* **Task prompt**:
Below are some entries. Transcribe the lines from the one holding "Output the LaTeX" to the one holding "(O) at (166,1)", inclusive, but not the pictures among them.
-- start of Data provided --
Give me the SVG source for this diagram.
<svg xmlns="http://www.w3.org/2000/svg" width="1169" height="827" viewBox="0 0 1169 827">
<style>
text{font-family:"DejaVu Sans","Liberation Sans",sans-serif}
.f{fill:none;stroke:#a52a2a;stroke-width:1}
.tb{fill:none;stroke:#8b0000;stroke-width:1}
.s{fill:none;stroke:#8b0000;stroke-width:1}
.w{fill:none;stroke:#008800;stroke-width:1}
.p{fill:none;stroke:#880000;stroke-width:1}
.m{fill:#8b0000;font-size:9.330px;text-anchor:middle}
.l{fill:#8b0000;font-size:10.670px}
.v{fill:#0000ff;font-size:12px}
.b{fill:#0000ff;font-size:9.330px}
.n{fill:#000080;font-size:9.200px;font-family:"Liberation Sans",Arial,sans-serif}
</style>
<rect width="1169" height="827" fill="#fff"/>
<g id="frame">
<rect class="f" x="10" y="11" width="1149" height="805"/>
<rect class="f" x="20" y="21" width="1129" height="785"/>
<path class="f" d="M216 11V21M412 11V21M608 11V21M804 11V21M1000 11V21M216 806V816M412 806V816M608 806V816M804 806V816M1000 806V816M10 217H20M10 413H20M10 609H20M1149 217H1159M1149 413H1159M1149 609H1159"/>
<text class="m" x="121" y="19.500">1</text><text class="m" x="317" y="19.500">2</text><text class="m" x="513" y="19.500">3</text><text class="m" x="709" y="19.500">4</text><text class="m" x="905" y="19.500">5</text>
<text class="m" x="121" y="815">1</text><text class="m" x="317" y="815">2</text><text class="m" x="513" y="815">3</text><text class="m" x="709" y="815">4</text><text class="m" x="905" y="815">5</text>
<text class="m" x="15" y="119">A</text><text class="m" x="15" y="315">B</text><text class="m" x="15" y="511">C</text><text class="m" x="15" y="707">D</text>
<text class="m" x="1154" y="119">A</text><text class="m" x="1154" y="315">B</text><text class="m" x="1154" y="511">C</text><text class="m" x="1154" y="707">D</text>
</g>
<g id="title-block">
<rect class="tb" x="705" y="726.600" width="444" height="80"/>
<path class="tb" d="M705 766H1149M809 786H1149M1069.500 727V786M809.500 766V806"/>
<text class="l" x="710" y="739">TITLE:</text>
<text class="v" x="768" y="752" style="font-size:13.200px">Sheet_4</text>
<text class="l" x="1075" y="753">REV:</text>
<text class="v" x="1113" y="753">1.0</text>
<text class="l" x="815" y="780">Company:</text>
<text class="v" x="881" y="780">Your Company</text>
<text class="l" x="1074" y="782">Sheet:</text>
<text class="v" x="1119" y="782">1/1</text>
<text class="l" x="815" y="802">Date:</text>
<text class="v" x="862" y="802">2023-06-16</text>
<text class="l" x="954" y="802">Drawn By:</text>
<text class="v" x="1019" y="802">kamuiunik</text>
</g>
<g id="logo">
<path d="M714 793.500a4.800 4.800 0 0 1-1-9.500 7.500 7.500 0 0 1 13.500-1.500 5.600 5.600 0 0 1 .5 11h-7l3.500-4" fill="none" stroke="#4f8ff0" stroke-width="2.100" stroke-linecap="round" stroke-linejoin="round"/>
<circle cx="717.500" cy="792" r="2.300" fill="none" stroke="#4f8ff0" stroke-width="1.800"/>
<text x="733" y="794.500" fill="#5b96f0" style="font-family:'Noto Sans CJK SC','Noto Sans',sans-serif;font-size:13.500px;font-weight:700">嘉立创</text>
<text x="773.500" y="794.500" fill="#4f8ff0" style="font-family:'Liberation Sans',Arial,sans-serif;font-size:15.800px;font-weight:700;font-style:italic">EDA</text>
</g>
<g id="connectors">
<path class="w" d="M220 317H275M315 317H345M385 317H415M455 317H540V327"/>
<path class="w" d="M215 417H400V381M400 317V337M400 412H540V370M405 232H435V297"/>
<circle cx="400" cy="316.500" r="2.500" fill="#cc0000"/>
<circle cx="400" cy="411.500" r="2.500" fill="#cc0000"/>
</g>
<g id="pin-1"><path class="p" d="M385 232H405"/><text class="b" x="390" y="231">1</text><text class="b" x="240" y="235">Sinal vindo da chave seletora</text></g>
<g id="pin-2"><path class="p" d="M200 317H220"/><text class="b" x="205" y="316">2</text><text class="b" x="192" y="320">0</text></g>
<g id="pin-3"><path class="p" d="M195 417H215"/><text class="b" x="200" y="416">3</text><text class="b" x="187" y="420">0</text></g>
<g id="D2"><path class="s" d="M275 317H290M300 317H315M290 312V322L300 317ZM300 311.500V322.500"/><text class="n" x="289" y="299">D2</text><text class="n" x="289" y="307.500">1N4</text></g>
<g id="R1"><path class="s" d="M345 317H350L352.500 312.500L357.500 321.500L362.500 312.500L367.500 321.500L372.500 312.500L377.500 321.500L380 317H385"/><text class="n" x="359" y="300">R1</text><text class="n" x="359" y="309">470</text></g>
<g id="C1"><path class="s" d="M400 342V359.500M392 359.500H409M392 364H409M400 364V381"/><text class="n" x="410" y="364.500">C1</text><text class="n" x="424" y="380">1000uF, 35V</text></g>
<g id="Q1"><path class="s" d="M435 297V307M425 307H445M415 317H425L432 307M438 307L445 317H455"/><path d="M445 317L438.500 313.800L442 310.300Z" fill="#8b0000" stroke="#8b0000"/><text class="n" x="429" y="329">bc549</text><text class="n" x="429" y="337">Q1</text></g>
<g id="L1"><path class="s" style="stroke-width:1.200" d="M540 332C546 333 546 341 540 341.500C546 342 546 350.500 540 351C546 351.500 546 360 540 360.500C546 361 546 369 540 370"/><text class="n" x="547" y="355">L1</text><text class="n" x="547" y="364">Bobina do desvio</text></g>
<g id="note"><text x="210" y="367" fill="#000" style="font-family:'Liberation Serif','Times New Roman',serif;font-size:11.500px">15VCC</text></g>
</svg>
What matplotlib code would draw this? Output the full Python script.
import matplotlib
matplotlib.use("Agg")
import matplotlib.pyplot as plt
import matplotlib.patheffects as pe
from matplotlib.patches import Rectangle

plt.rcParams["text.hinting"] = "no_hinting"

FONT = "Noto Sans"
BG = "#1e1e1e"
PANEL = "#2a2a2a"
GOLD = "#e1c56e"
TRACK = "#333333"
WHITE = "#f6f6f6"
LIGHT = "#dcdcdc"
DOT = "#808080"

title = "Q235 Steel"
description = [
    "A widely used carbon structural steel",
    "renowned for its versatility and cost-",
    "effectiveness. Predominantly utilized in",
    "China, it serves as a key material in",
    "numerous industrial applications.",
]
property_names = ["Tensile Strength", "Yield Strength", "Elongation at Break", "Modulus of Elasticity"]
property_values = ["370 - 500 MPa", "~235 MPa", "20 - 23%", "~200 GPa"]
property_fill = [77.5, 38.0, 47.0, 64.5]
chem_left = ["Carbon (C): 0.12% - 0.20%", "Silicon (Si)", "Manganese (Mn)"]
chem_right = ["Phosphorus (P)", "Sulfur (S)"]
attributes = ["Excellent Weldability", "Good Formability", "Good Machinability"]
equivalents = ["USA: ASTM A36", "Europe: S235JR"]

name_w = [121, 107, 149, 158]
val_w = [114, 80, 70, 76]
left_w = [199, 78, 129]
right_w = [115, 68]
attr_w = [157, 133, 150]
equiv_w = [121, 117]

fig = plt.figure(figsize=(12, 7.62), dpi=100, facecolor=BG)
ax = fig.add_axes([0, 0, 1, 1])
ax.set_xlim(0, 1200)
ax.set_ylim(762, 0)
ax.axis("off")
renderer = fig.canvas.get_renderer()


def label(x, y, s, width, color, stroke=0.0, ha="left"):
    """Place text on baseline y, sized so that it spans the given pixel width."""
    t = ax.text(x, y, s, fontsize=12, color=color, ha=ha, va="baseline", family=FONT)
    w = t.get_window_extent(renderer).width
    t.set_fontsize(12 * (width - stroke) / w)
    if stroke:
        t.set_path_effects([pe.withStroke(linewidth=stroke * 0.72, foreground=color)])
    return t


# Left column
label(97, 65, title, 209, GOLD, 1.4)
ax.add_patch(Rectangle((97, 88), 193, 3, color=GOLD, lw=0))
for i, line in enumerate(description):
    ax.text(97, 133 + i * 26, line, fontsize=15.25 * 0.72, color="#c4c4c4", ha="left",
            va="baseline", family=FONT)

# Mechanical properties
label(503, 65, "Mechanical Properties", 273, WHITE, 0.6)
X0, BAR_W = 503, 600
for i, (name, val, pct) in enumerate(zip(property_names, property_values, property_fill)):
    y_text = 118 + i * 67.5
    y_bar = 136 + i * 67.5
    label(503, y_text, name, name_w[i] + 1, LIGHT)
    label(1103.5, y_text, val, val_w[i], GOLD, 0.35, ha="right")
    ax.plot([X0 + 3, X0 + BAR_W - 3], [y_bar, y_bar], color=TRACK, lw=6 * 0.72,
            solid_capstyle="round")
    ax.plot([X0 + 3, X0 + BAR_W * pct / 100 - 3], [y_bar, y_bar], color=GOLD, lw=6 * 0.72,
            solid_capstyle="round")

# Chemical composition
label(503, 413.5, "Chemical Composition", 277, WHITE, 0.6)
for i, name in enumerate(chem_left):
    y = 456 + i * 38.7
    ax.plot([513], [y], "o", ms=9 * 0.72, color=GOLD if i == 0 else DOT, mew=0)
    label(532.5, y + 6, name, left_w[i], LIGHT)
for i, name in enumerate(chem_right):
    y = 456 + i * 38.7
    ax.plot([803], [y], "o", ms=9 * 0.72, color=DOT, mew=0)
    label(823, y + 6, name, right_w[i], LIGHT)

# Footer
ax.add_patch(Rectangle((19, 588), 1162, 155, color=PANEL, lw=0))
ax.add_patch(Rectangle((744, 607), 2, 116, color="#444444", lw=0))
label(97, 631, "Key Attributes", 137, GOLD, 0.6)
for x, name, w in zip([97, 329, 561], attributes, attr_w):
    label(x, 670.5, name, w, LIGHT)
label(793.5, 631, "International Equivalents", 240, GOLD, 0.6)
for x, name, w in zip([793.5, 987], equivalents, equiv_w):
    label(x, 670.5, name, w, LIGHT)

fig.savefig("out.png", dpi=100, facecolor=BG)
-- end of Data provided --
-- start of Data provided --
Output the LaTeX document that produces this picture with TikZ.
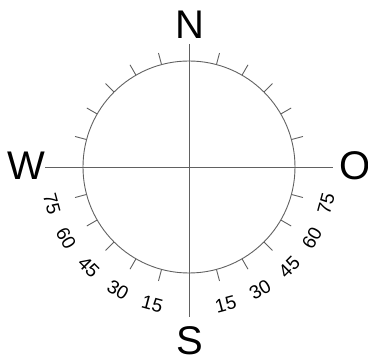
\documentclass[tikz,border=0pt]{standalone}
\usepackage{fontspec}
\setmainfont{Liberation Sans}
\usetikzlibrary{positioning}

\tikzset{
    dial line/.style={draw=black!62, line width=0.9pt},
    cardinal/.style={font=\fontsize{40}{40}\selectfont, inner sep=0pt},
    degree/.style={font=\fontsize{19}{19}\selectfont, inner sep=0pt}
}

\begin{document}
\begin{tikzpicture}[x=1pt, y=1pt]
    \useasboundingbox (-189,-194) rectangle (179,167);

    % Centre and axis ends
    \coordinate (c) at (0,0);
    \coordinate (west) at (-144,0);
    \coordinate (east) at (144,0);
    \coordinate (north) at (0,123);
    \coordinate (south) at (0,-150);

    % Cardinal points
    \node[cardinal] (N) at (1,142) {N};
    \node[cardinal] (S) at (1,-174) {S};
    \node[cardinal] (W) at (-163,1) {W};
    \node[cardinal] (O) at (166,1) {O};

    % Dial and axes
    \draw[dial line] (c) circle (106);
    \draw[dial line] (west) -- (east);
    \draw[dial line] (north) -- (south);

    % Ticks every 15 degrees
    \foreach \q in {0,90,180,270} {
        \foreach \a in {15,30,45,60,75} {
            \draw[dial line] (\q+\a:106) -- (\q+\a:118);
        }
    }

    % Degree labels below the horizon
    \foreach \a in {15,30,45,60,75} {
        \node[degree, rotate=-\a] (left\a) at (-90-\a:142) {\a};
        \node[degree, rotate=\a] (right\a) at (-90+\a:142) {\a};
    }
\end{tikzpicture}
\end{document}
-- end of Data provided --
-- start of Data provided --
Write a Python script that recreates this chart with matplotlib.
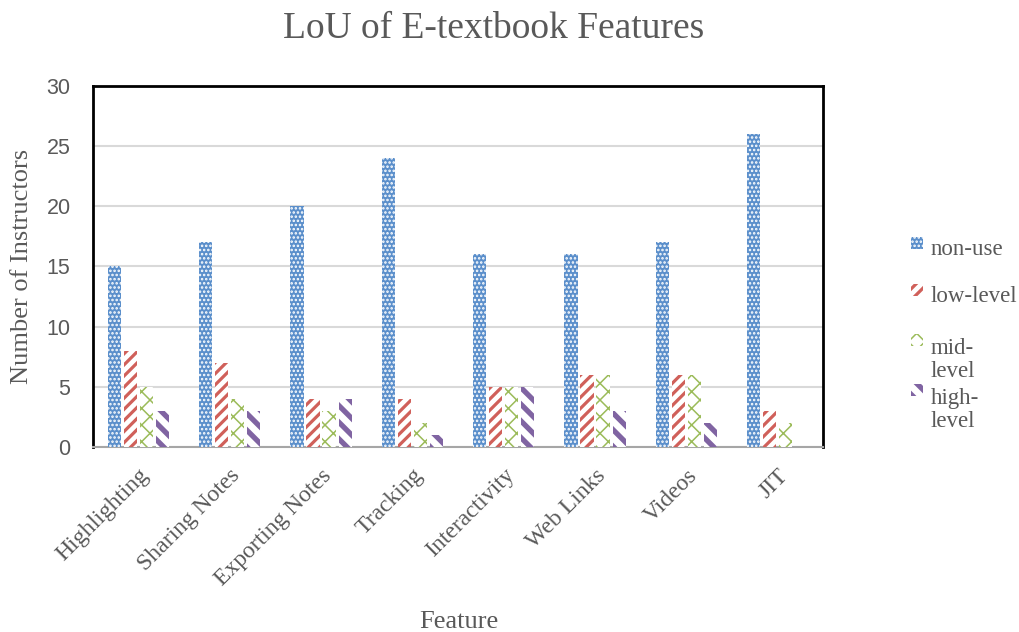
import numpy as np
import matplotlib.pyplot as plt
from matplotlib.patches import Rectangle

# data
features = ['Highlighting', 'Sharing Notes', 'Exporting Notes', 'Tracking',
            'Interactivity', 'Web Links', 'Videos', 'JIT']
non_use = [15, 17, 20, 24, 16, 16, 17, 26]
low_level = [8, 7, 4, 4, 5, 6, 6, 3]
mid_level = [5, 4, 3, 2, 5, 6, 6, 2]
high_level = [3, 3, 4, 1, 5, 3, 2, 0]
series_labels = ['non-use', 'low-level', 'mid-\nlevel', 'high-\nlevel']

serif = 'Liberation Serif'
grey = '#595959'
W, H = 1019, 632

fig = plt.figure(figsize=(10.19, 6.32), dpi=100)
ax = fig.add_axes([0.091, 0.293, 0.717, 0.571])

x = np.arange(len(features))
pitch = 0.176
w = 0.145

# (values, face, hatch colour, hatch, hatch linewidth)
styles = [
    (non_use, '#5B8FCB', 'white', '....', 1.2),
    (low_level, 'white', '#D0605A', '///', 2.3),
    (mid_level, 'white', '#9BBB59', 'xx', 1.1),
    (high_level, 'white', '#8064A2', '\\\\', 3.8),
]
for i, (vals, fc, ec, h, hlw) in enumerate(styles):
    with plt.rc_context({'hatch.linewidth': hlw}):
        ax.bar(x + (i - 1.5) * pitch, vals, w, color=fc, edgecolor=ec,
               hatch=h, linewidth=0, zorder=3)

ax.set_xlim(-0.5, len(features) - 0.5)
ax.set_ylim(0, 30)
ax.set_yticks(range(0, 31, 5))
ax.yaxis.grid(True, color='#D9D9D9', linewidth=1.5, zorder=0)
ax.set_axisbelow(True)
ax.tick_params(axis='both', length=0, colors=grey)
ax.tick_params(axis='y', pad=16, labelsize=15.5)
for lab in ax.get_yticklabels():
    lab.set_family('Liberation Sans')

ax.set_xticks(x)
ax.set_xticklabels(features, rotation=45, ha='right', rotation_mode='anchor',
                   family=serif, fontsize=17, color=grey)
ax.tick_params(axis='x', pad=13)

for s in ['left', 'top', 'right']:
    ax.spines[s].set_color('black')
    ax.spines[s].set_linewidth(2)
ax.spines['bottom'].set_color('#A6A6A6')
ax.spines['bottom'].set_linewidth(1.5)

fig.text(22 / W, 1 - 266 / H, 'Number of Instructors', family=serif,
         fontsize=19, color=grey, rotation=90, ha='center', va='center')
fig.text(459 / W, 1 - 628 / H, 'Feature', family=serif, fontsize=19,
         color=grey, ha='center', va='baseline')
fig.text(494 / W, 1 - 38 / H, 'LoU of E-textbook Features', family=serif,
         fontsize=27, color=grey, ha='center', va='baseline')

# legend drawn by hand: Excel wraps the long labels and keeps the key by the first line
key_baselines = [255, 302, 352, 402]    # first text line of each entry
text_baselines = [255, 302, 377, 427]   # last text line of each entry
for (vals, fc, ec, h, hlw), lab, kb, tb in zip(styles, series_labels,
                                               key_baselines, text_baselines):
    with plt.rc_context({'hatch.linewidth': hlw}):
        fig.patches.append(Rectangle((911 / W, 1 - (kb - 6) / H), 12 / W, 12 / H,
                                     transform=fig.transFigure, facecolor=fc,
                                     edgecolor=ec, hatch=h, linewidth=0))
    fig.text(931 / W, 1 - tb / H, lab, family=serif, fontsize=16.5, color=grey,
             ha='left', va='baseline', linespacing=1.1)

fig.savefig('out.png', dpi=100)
-- end of Data provided --
* **Right answer**:
Output the LaTeX document that produces this picture with TikZ.
\documentclass[tikz,border=0pt]{standalone}
\usepackage{fontspec}
\setmainfont{Liberation Sans}
\usetikzlibrary{positioning}

\tikzset{
    dial line/.style={draw=black!62, line width=0.9pt},
    cardinal/.style={font=\fontsize{40}{40}\selectfont, inner sep=0pt},
    degree/.style={font=\fontsize{19}{19}\selectfont, inner sep=0pt}
}

\begin{document}
\begin{tikzpicture}[x=1pt, y=1pt]
    \useasboundingbox (-189,-194) rectangle (179,167);

    % Centre and axis ends
    \coordinate (c) at (0,0);
    \coordinate (west) at (-144,0);
    \coordinate (east) at (144,0);
    \coordinate (north) at (0,123);
    \coordinate (south) at (0,-150);

    % Cardinal points
    \node[cardinal] (N) at (1,142) {N};
    \node[cardinal] (S) at (1,-174) {S};
    \node[cardinal] (W) at (-163,1) {W};
    \node[cardinal] (O) at (166,1) {O};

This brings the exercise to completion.